Les meilleurs albums, romans, documentaires, BD à offrir aux petits et aux plus grands
«La danseuse arrivait, le matin, à sept heures quarante-cinq, gare du Nord. Ensuite le métro jusqu'à la place de Clichy. Le bâtiment du studio Wacker était vétuste. Au rez-de-chaussée, une dizaine de pianos d'occasion, rangés en désordre comme dans un dépôt. Aux étages, une sorte de cantine avec un bar et les studios de danse. Elle prenait des cours avec Boris Kniaseff, un Russe que l'on considérait comme l'un des meilleurs professeurs... Une odeur particulière de vieux bois, de lavande et de sueur.»
Voici un court roman de moins de 100 pages, lu en moins de 2h, qui fut une belle parenthèse dans ma semaine. Une écriture en apparence simple mais qui reflète le talent de l’écrivain : dire beaucoup en peu de mots. Elégance et poésie me viennent à l’esprit après cette lecture.
Le narrateur, aujourd’hui âgé, se souvient d’une période de sa vie où jeune homme, il arrivait à Paris dans les années 60 pour s’y installer. On sent qu’il a des problèmes de mémoire. Il rencontre par hasard un homme qu’il pense être Serge Verzini et les souvenirs affleurent.
On bascule alors dans le passé lors de son arrivée à Paris. Il se présente comme parolier. Il est jeune et se cherche encore. Il rencontre « la danseuse », une jeune femme qui est effectivement danseuse. Il l’accompagne à ses cours de danse au studio Wacker avec Boris Kniaseff. Tout le long du livre, les lecteurs les accompagnent dans leurs trajets dans Paris.
D’autres personnages gravitent autour de la danseuse : un ami, son fils et Serge Verzini. Cet homme, plus âgé, assez mystérieux, est une sorte de protecteur pour la danseuse. C’est lui qui les loge dans des appartements. Il possède également un cabaret dans lequel ils se retrouvent.

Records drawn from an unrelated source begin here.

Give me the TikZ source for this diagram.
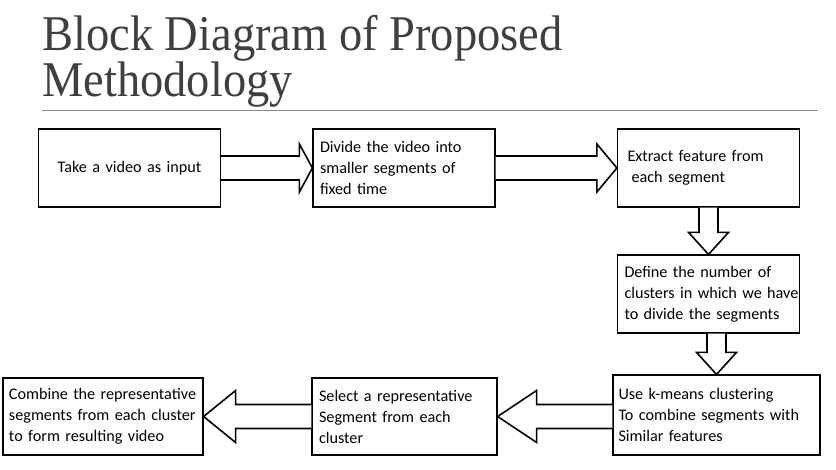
\documentclass[tikz,border=0pt]{standalone}
\usepackage{fontspec}
\setmainfont{Carlito}[WordSpace=0.5]
\newfontfamily\titlefont{Liberation Serif}
\usetikzlibrary{calc}
\definecolor{titlegray}{HTML}{3F3F3F}
\definecolor{rulegray}{HTML}{8C8C8C}
\newcommand{\bl}[1]{\mbox{#1}}
\tikzset{
  box/.style={draw=black, line width=1.2pt, fill=white, inner xsep=7pt, inner ysep=0pt,
    align=left, font=\fontsize{16.2}{21}\selectfont},
  blockarrow/.style={draw=black, line width=1.6pt, fill=white, line join=miter},
  titletext/.style={font=\titlefont\fontsize{50}{45}\selectfont, text=titlegray,
    inner sep=0pt, anchor=base west, xscale=0.93, transform shape},
}
% horizontal block arrow: #1 start point, #2 tip point, #3 shaft half width, #4 head half width, #5 signed head length
\newcommand{\blockarrowh}[5]{%
  \draw[blockarrow] let \p1=(#1), \p2=(#2) in
    (\x1,\y2+#3) -- (\x2-#5,\y2+#3) -- (\x2-#5,\y2+#4) -- (\x2,\y2)
    -- (\x2-#5,\y2-#4) -- (\x2-#5,\y2-#3) -- (\x1,\y2-#3);}
% vertical (downward) block arrow
\newcommand{\blockarrowv}[5]{%
  \draw[blockarrow] let \p1=(#1), \p2=(#2) in
    (\x2+#3,\y1) -- (\x2+#3,\y2+#5) -- (\x2+#4,\y2+#5) -- (\x2,\y2)
    -- (\x2-#4,\y2+#5) -- (\x2-#3,\y2+#5) -- (\x2-#3,\y1);}
\begin{document}
\begin{tikzpicture}[x=1pt,y=1pt]
\useasboundingbox (0,0) rectangle (836,-469);
% title
\node[titletext] (title1) at (42,-50) {Block Diagram of Proposed};
\node[titletext] (title2) at (42,-96) {Methodology};
\coordinate (ruleL) at (42,-110);
\coordinate (ruleR) at (818,-110);
\draw[rulegray, line width=1pt] (ruleL) -- (ruleR);
% boxes
\node[box, align=center, text width=168pt, minimum height=78pt] (b1) at (129.5,-168)
  {\bl{Take a video as input}};
\node[box, text width=168pt, minimum height=78pt] (b2) at (404,-168)
  {\bl{Divide the video into}\\\bl{smaller segments of}\\\bl{fixed time}};
\node[box, inner xsep=10pt, text width=162pt, minimum height=78pt] (b3) at (708.5,-168)
  {\bl{Extract feature from}\\\bl{\hspace{4pt}each segment}};
\node[box, text width=168pt, minimum height=78pt] (b4) at (708.5,-294)
  {\bl{Define the number of}\\\bl{clusters in which we have}\\\bl{to divide the segments}};
\node[box, inner xsep=5.5pt, text width=196pt, minimum height=80pt] (b5) at (716.5,-415)
  {\bl{Use k-means clustering}\\\bl{To combine segments with}\\\bl{Similar features}};
\node[box, text width=171pt, minimum height=77pt] (b6) at (404.5,-416.5)
  {\bl{Select a representative}\\\bl{Segment from each}\\\bl{cluster}};
\node[box, inner xsep=6pt, text width=188pt, minimum height=77pt] (b7) at (103,-416.5)
  {\bl{Combine the representative}\\\bl{segments from each cluster}\\\bl{to form resulting video}};
% arrows
\blockarrowh{b1.east}{b2.west}{12pt}{24pt}{13pt}
\blockarrowh{b2.east}{b3.west}{12pt}{24pt}{20pt}
\blockarrowv{b3.south}{b4.north}{9.5pt}{20pt}{22pt}
\blockarrowv{b4.south}{b5.north}{9.5pt}{20pt}{22pt}
\blockarrowh{b5.west}{b6.east}{12pt}{26pt}{-39pt}
\blockarrowh{b6.west}{b7.east}{12pt}{26pt}{-32pt}
\end{tikzpicture}
\end{document}
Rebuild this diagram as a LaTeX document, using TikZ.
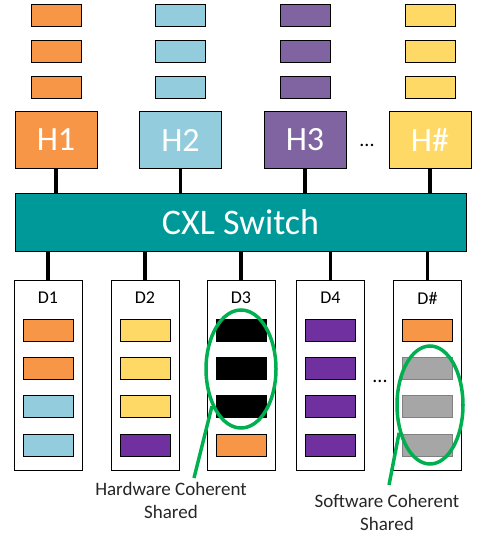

Peu à peu il dévoile des éléments de la vie de la danseuse, de son passé. Un portrait de femme s’ébauche lentement. Tout est en retenu et dans une sorte de lenteur. On est comme suspendu dans le temps. J’ai trouvé ce roman très apaisant. Un petit bijou de délicatesse.
J’ai ressenti des odeurs, des lumières, des ambiances, de la nostalgie. Il y a un joli parallèle entre la danse et l’écriture. Il s’agit d’une très belle lecture de la rentrée littéraire 2023 que je vous recommande, un incontournable pour moi. Pour rappel, il a reçu, entre autres, le prix Nobel de littérature en 2014.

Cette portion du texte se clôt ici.